Gandásegui, A migration crisis?

Montage by Eric Jackson. It’s a political / philosophical simile, not an allegation that she was at any Trump rally. To the best of our knowledge the deputy does not go to the United States.

The fabricated “migration crisis”

by Marco A. Gandásegui, hijo

Panama does not currently have a migration crisis. Panama has always been a country open to migration. Not because we are more or less supporters of foreigners who come to look for work. The reason must be found in social and economic factors. The investments made in the country have to be given value by the workers (preferably cheap labor). During colonial times the Spanish brought in many workers from other parts of the Americas. In the Colombian era, the construction of the trans-isthmian railroad and the French Canal brought migrations from Europe, Asia and Latin America, especially the Caribbean, to this country. Likewise, when the Americans built the Canal (1904-1914) the migrations were enormous.

These gigantic migrations from around the world did not occur again in the twentieth century, or when the third set of locks was built in this century. There is a very simple reason that explains it. The cheap labor that built the US military bases before and during World War II was ours. They were farmers displaced from their lands and who sought employment in the terminal cities of the Canal. They were expelled from their lands by large agribusiness corporations. Most of the “internal” migrants, with their families, created huge shantytowns on the outskirts of Panama City. They also settled in the old barracks built by Panamanian landlords for informal Canal workers.

Panama currently has some four million inhabitants. About 40,000 are foreigners. That is, one percent of the total. According to the government, fewer than a thousand foreigners have applied for refugee status. What is the crisis? This appearance of a crisis also has its explanation.

Panama is one of the richest countries in the region. Its economic growth rate in the last 20 years has been extraordinary. The gross domestic product (GDP) has multiplied several times in the last two decades. The United Nations agencies consider Panama a moderately rich country, so we have been excluded from the aid programs created by that international organization.

The crisis, then, is not in the population or in the migrations. The crisis is that a rich country has such deplorable social indicators. In almost all social aspects Panama is in the lowest positions: education, health, housing, employment and others. We can thus explain the migration crisis. It is a crisis made to distract the population — especially the popular sectors that suffer the consequences of these inequalities — that finds no solution to their problems.

For example, the government says that the high cost of food is not the result of laws that benefit importing companies. The mainstream media do not deny this official version. Instead, they flood us with contrived “news” of foreigner migrations, their adventures, and the heroics of SENAFRONT. The government also says that the collapse of the education system is not due to its neglect, the diversion of resources to other unnecessary activities and the lack of a minimum plan to invest our resources.

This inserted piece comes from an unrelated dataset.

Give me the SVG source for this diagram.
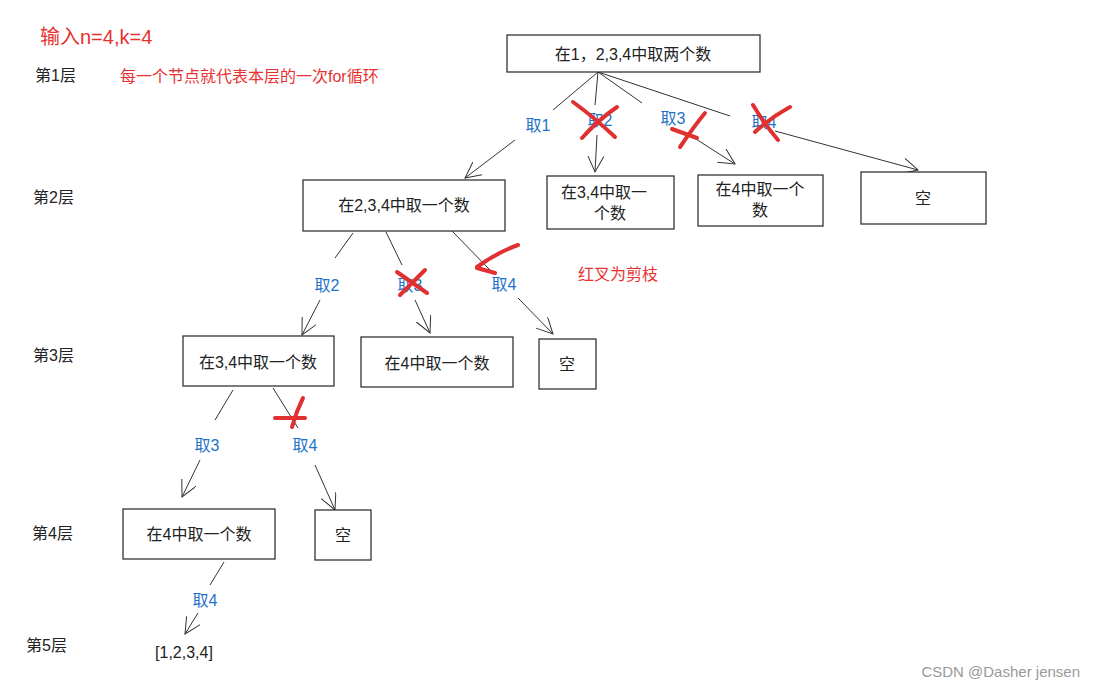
<svg xmlns="http://www.w3.org/2000/svg" width="1094" height="691" viewBox="0 0 1094 691">
<defs>
<marker id="a" markerWidth="20" markerHeight="20" refX="16" refY="8" orient="auto" markerUnits="userSpaceOnUse"><path d="M0,0 L16,8 L0,16" fill="none" stroke="#333" stroke-width="1"/></marker>
</defs>
<style>
.b{fill:#fff;stroke:#333;stroke-width:1.3}
.t{font-family:"Liberation Sans","Noto Sans CJK SC",sans-serif;font-size:16px;fill:#222;text-anchor:middle}
.l{font-family:"Liberation Sans","Noto Sans CJK SC",sans-serif;font-size:16px;fill:#1e73c8;text-anchor:middle}
.y{font-family:"Liberation Sans","Noto Sans CJK SC",sans-serif;font-size:16px;fill:#222}
.r{font-family:"Liberation Sans","Noto Sans CJK SC",sans-serif;fill:#e83030}
.e{stroke:#333;stroke-width:1;fill:none}
.x{stroke:#e03030;stroke-width:4;stroke-linecap:round;fill:none}
</style>
<rect width="1094" height="691" fill="#fff"/>
<text class="r" x="40" y="44" font-size="20">输入n=4,k=4</text>
<text class="r" x="120" y="82" font-size="16">每一个节点就代表本层的一次for循环</text>
<text class="r" x="578" y="280" font-size="16">红叉为剪枝</text>
<g id="layers">
<text class="y" x="35" y="81">第1层</text>
<text class="y" x="33" y="203">第2层</text>
<text class="y" x="33" y="361">第3层</text>
<text class="y" x="32" y="539">第4层</text>
<text class="y" x="26" y="651">第5层</text>
</g>
<g id="connectors">
<path class="e" d="M598,72 L553,110"/><path class="e" d="M515,140 L465,178" marker-end="url(#a)"/>
<path class="e" d="M598,72 L595,105"/><path class="e" d="M597,135 L595,172" marker-end="url(#a)"/>
<path class="e" d="M598,72 L642,103"/><path class="e" d="M688,134 L735,164" marker-end="url(#a)"/>
<path class="e" d="M598,72 L730,116"/><path class="e" d="M775,131 L918,170" marker-end="url(#a)"/>
<path class="e" d="M353,233 L335,258"/><path class="e" d="M320,300 L302,335" marker-end="url(#a)"/>
<path class="e" d="M386,232 L402,265"/><path class="e" d="M415,300 L430,333" marker-end="url(#a)"/>
<path class="e" d="M452,231 L490,270"/><path class="e" d="M518,298 L553,334" marker-end="url(#a)"/>
<path class="e" d="M233,390 L215,420"/><path class="e" d="M200,460 L182,497" marker-end="url(#a)"/>
<path class="e" d="M273,388 L298,428"/><path class="e" d="M315,465 L335,510" marker-end="url(#a)"/>
<path class="e" d="M224,562 L210,585"/><path class="e" d="M198,613 L185,634" marker-end="url(#a)"/>
<text class="l" x="538" y="131">取1</text>
<text class="l" x="600" y="126">取2</text>
<text class="l" x="673" y="124">取3</text>
<text class="l" x="764" y="128">取4</text>
<text class="l" x="327" y="291">取2</text>
<text class="l" x="410" y="291">取3</text>
<text class="l" x="504" y="290">取4</text>
<text class="l" x="207" y="451">取3</text>
<text class="l" x="305" y="451">取4</text>
<text class="l" x="205" y="606">取4</text>
</g>
<g id="n0"><rect class="b" x="507" y="35" width="253" height="37"/><text class="t" x="633" y="60">在1，2,3,4中取两个数</text></g>
<g id="n1"><rect class="b" x="303" y="180" width="202" height="51"/><text class="t" x="404" y="211">在2,3,4中取一个数</text></g>
<g id="n2"><rect class="b" x="547" y="176" width="127" height="53"/><text class="t" x="604" y="198">在3,4中取一</text><text class="t" x="610" y="219">个数</text></g>
<g id="n3"><rect class="b" x="698" y="175" width="125" height="51"/><text class="t" x="760" y="195">在4中取一个</text><text class="t" x="760" y="216">数</text></g>
<g id="n4"><rect class="b" x="861" y="172" width="125" height="52"/><text class="t" x="923" y="204">空</text></g>
<g id="n5"><rect class="b" x="183" y="336" width="151" height="50"/><text class="t" x="258" y="368">在3,4中取一个数</text></g>
<g id="n6"><rect class="b" x="361" y="337" width="152" height="50"/><text class="t" x="437" y="369">在4中取一个数</text></g>
<g id="n7"><rect class="b" x="539" y="339" width="57" height="50"/><text class="t" x="567" y="370">空</text></g>
<g id="n8"><rect class="b" x="123" y="509" width="152" height="50"/><text class="t" x="199" y="540">在4中取一个数</text></g>
<g id="n9"><rect class="b" x="315" y="510" width="56" height="50"/><text class="t" x="343" y="541">空</text></g>
<g id="n10"><text class="t" x="184" y="658">[1,2,3,4]</text></g>
<g id="cuts">
<path class="x" d="M573,102 Q595,118 615,137 M617,107 Q598,120 582,138"/>
<path class="x" d="M672,129 L697,138 M680,147 Q695,125 705,113"/>
<path class="x" d="M753,105 Q765,125 778,140 M790,107 Q770,118 755,132"/>
<path class="x" d="M397,272 L427,293 M425,270 L400,295"/>
<path class="x" d="M477,268 L495,273 M477,267 Q498,252 518,245"/>
<path class="x" d="M275,418 L305,418 M303,398 Q296,412 292,427"/>
</g>
<text x="1080" y="677" text-anchor="end" font-family="Liberation Sans,sans-serif" font-size="15" fill="#999">CSDN @Dasher jensen</text>
</svg>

Again, they distract the attention of the Panamanian people by accusing foreigners of stealing jobs from our workers.

The lack of employment in the country and the fact that 50 percent (one in two workers) are informal is not a problem created by immigrants (legal or illegal). This is the result of public policies that discourage the investment of our wealth (Canal, ports, mines, real estate) in productive activities such as industrial and agro-industrial plants. They do not take advantage of the Chinese interest in investing in Panama and creating what they call a “hub” for all of Latin America. Job opportunities would be created and — why not? — even for immigrants.

In the USA they apply the same tactic, trying to turn immigrants into the cause of all the ills currently suffered by American families without jobs, with education and health services getting worse and increasing homelessness. Trump convinced many that the problem was the Mexicans. Close the border, build a wall and criminalize immigration, he said.

In Panama, we have to put an end to policies that benefit only a few nd put the country on the path of wholesome development, with a formally employed and productive working population.